Powerful blizzard Nemo — predicted to be the biggest winter storm in a century in some cities — was bringing heavy snow to the Northeast on Friday morning, interfering with travel and school and basically causing chaos.
Wait. Nemo? Isn’t that the cuddly Disney/Pixar fish?
The Weather Channel chose the name, and its website helpfully defines it. “Nemo: A Greek boy’s name meaning ‘from the valley,’ means ‘nobody’ in Latin.” But to the rest of us, Nemo is the adorable clownfish with the overprotective single dad.
Only outside the Nemo zone do people have time to ponder this blizzard name. Friday morning brought a beehive of activity to the Northeast, according to media reports, as residents stockpiled supplies and tried to get where they wanted to go before mass transit was suspended.
NASA Goddard Images tweeted a remarkable photo Friday morning, noting that “this winter nor’easter is looking massive.”
The impending storm — expected to hit Friday afternoon — is being compared to an infamous 1978 blizzard. That snowfall from that whopper of a storm was cited in the deaths of 100 people, the Los Angeles Times’ Michael Muskal reported Thursday.
But how can Nemo possibly be a killer?
The Weather Channel says on its website that the reason it names storms is to “better communicate the threat and timing of the significant impacts that accompany these events.” A storm with a name is easier to follow, the site says.
Social media seem to have no problem with Nemo the blizzard. Fledgling Twitter account @Nemopocalypse shows an orange fish in a hood. One tweet: ” ‘Nemo’ spelled backwards is a bad joke.” And #nemo is a busy hashtag. Gov. Chris Christie used it when imploring folks to “please be safe out there today.”
The New York mayor’s office tweeted:
It’s not just the Weather Channel that has trouble naming storms. When the National Oceanic and Atmospheric Administration named a tropical storm “Debby,” there were grumblings.
From the L.A. Times’ Rene Lynch:
“The labeling and naming of hurricanes is a long-held practice that helps ease communication and tracking — especially when two or more tropical storms occur at the same time, according to the National Oceanic and Atmospheric Administration.

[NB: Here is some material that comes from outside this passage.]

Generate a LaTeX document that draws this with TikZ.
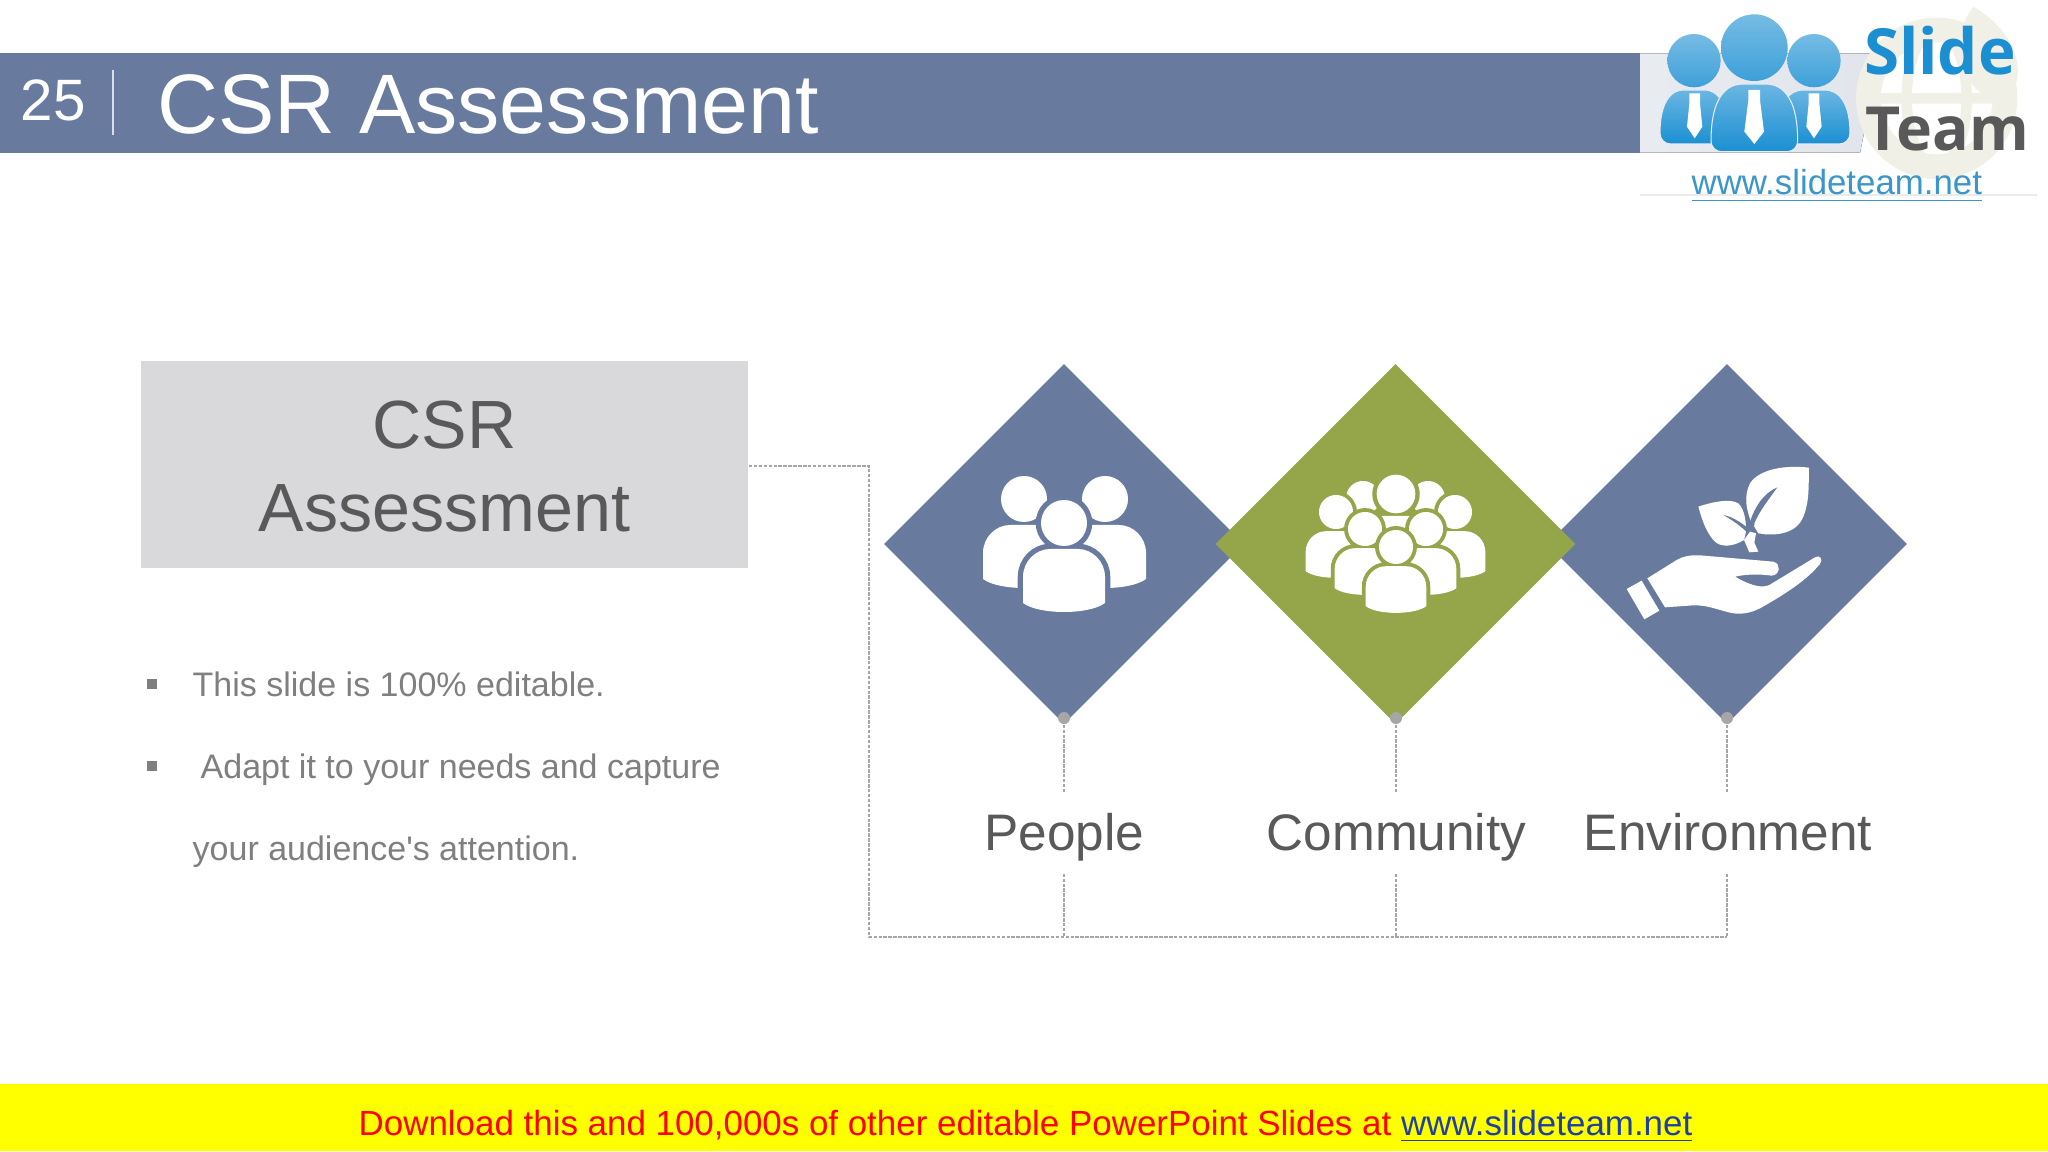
\documentclass[tikz,border=0pt]{standalone}
\usepackage{fontspec}
\setmainfont{Liberation Sans}
\newfontfamily\logofont{Open Sans}
\usetikzlibrary{shapes.geometric,positioning}
\definecolor{slateblue}{HTML}{687B9F}
\definecolor{mossgreen}{HTML}{94A54A}
\definecolor{boxgray}{HTML}{D9D8DB}
\definecolor{textgray}{HTML}{595959}
\definecolor{bulletgray}{HTML}{7F7F7F}
\definecolor{linegray}{HTML}{A6A6A6}
\definecolor{logoblue}{HTML}{1B8FD2}
\definecolor{logopale}{HTML}{F1F0E6}
\definecolor{urlblue}{HTML}{3D96C8}
\definecolor{bandyellow}{RGB}{255,255,0}
\definecolor{bandred}{RGB}{255,0,0}
\definecolor{linkblue}{HTML}{1F3FA8}
\tikzset{
  gem/.style={diamond,aspect=1,inner sep=0pt,minimum width=3.6cm,minimum height=3.6cm,fill=#1},
  pin/.style={circle,inner sep=0pt,minimum size=.12cm,fill=linegray},
  tag/.style={inner sep=0pt,minimum height=.8cm,text height=.37cm,text depth=.03cm,text=textgray,font=\fontsize{14.6}{17}\selectfont},
  note/.style={inner sep=0pt,anchor=base west,text=bulletgray,font=\fontsize{9.67}{12}\selectfont},
  tick/.style={rectangle,inner sep=0pt,minimum size=.09cm,fill=bulletgray},
  wire/.style={linegray,line width=.4pt,dash pattern=on 1pt off .4pt},
}
\newcommand{\headshape}{(0,0) circle[radius=23]}
\newcommand{\bodyshape}{(-41,80) -- (-41,54) .. controls (-41,38) and (-28,26) .. (-14,26) -- (14,26) .. controls (28,26) and (41,38) .. (41,54) -- (41,80) .. controls (25,92) and (-25,92) .. (-41,80) -- cycle}
\newcommand{\personicon}[4]{%
\begin{scope}[shift={(#1,#2)},scale=#3]
\draw[#4,fill=#4,line width=#3*3pt,line join=round] \bodyshape \headshape;
\fill[white] \bodyshape \headshape;
\end{scope}}
\begin{document}
\begin{tikzpicture}[x=.01cm,y=-.01cm]
\useasboundingbox (0,0) rectangle (2048,1152);
\fill[white] (0,0) rectangle (2048,1152);
% header
\fill[slateblue] (0,53) rectangle (1640,153);
\node[inner sep=0pt,anchor=base west,text=white,font=\fontsize{16.6}{20}\selectfont] (slidenum) at (20,121) {25};
\draw[white!75!slateblue,line width=.4pt] (113,70) -- (113,135);
\node[inner sep=0pt,anchor=base west,text=white,font=\fontsize{24}{29}\selectfont] (title) at (157,134) {CSR Assessment};
% logo
\begin{scope}[shift={(1620,0)},scale=1/3]
\fill[left color=white!85!slateblue,right color=white!80!slateblue] (60,160) -- (780,160) -- (720,458) -- (60,458) -- cycle;
\draw[logopale,line width=7pt] (950,295) circle[radius=205];
\draw[logopale,line width=3pt] (950,295) ellipse[x radius=90,y radius=205] (745,295) -- (1155,295);
\fill[logopale] (1060,20) .. controls (1180,90) and (1240,220) .. (1150,320) .. controls (1010,260) and (980,130) .. (1060,20) -- cycle;
\foreach \cx/\cy/\rad in {222/182/80,582/182/80,403/143/100}
  \shade[top color=logoblue!60!white,bottom color=logoblue!85!white] (\cx,\cy) circle[radius=\rad];
\foreach \cx/\hw/\ty/\by in {222/102/270/432,582/108/270/432,403/130/252/455}
  \shade[top color=logoblue!65!white,bottom color=logoblue,draw=white!85!slateblue,line width=.3pt,rounded corners=3pt] ({\cx-\hw},\by) .. controls ({\cx-\hw},\ty) and ({\cx-.4*\hw},\ty) .. (\cx,\ty) .. controls ({\cx+.4*\hw},\ty) and ({\cx+\hw},\ty) .. ({\cx+\hw},\by) -- cycle;
\foreach \cx in {224,582}
  \fill[white] ({\cx-16},280) rectangle ({\cx+16},310) ({\cx-16},310) -- ({\cx+16},310) -- ({\cx+23},380) -- (\cx,415) -- ({\cx-23},380) -- cycle;
\fill[white] (385,270) rectangle (420,300) (385,300) -- (420,300) -- (432,395) -- (403,432) -- (373,395) -- cycle;
\node[inner sep=0pt,anchor=base west,text=logoblue,font=\logofont\bfseries\fontsize{18.1}{20}\selectfont] (logoslide) at (730,225) {Slide};
\node[inner sep=0pt,anchor=base west,text=textgray,font=\logofont\bfseries\fontsize{17.3}{20}\selectfont] (logoteam) at (735,452) {Team};
\draw[white!85!slateblue,line width=.4pt] (60,585) -- (1250,585);
\node[inner sep=0pt,anchor=base west,text=urlblue,font=\fontsize{9.9}{12}\selectfont] (logourl) at (213,585) {\underline{www.slideteam.net}};
\end{scope}
% left column
\node[rectangle,inner sep=0pt,minimum width=6.07cm,minimum height=2.07cm,fill=boxgray,text=textgray,align=center,font=\fontsize{19.4}{23.6}\selectfont] (csrbox) at (444.5,464.5) {\rule{0pt}{14.6pt}CSR\\Assessment};
\node[tick] (tickone) at (152,684) {};
\node[tick] (ticktwo) at (152,766) {};
\node[note] (noteone) at (192,696) {This slide is 100\% editable.};
\node[note] (notetwo) at (200,778) {Adapt it to your needs and capture};
\node[note] (notethree) at (192,860) {your audience\textquotesingle s attention.};
% diamonds
\node[gem=slateblue] (peoplegem) at (1064,544) {};
\node[gem=slateblue] (envgem) at (1727,544) {};
\node[gem=mossgreen] (commgem) at (1395.5,544) {};
\node[pin] (peoplepin) at (1064,718) {};
\node[pin] (commpin) at (1396,718) {};
\node[pin] (envpin) at (1727,718) {};
\node[tag] (peopletag) at (1064.5,833) {People};
\node[tag] (commtag) at (1396.5,833) {Community};
\node[tag] (envtag) at (1728,833) {Environment};
\coordinate (turntop) at (869,466);
\coordinate (turnlow) at (869,937);
\coordinate (peoplefoot) at (1064,937);
\coordinate (commfoot) at (1396,937);
\coordinate (envfoot) at (1727,937);
\draw[wire] (csrbox.east |- turntop) -- (turntop) -- (turnlow) -- (envfoot);
\foreach \kind in {people,comm,env}
  \draw[wire] (\kind pin) -- (\kind pin |- \kind tag.north) (\kind pin |- \kind tag.south) -- (\kind foot);
% icons
\personicon{1024}{499}{1}{slateblue}
\personicon{1105}{499}{1}{slateblue}
\personicon{1064}{523}{1}{slateblue}
\personicon{1363}{498}{.74}{mossgreen}
\personicon{1428}{498}{.74}{mossgreen}
\personicon{1396}{494}{.84}{mossgreen}
\personicon{1336}{512}{.74}{mossgreen}
\personicon{1455}{512}{.74}{mossgreen}
\personicon{1365}{529}{.74}{mossgreen}
\personicon{1426}{529}{.74}{mossgreen}
\personicon{1396}{547}{.74}{mossgreen}
\begin{scope}[shift={(1560,360)},scale=1/3]
\fill[white] (200,687) -- (245,662) -- (298,752) -- (253,778) -- cycle;
\fill[white] (262,655) -- (350,600) .. controls (370,588) and (390,585) .. (420,586) -- (640,605) .. controls (665,612) and (660,645) .. (635,647) .. controls (600,642) and (560,642) .. (525,650) .. controls (560,670) and (600,688) .. (628,675) -- (765,592) .. controls (780,582) and (790,600) .. (780,612) .. controls (740,660) and (680,700) .. (600,745) .. controls (570,760) and (540,765) .. (510,758) .. controls (470,748) and (440,735) .. (400,736) -- (315,742) -- cycle;
\fill[white] (747,323) .. controls (680,315) and (600,325) .. (570,370) .. controls (550,410) and (560,450) .. (572,482) -- (595,520) .. controls (650,530) and (710,520) .. (730,470) .. controls (750,420) and (745,370) .. (747,323) -- cycle;
\fill[white] (415,440) .. controls (460,425) and (510,415) .. (535,430) .. controls (555,450) and (560,490) .. (557,520) -- (552,540) .. controls (520,560) and (480,565) .. (460,540) .. controls (435,510) and (425,475) .. (415,440) -- cycle;
\fill[slateblue] (652,382) .. controls (610,400) and (585,440) .. (570,485) -- (582,510) -- (583,490) .. controls (600,450) and (625,420) .. (652,382) -- cycle;
\fill[slateblue] (490,465) .. controls (520,470) and (555,495) .. (582,520) -- (580,540) .. controls (560,510) and (525,485) .. (490,465) -- cycle;
\fill[white] (552,540) -- (568,577) -- (595,575) -- (583,548) -- (588,520) -- (570,515) -- cycle;
\end{scope}
% footer
\fill[bandyellow] (0,1084) rectangle (2048,1151);
\node[inner sep=0pt,anchor=base west,text=bandred,font=\fontsize{9.93}{12}\selectfont] (footnote) at (358,1135) {Download this and 100,000s of other editable PowerPoint Slides at {\color{linkblue}\underline{www.slideteam.net}}};
\end{tikzpicture}
\end{document}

“It’s more art than science, however, and can be fraught with controversy.
“There is something about Debby — perhaps it’s the perky y at the end, reminiscent of a pigtailed schoolgirl practicing penmanship — that strikes many as being particularly ill-suited for a deadly storm.”
For now it seems we’re stuck with Nemo, but remember that superstorm Sandy (a mite too perky for that horrid event) began life as Frankenstorm.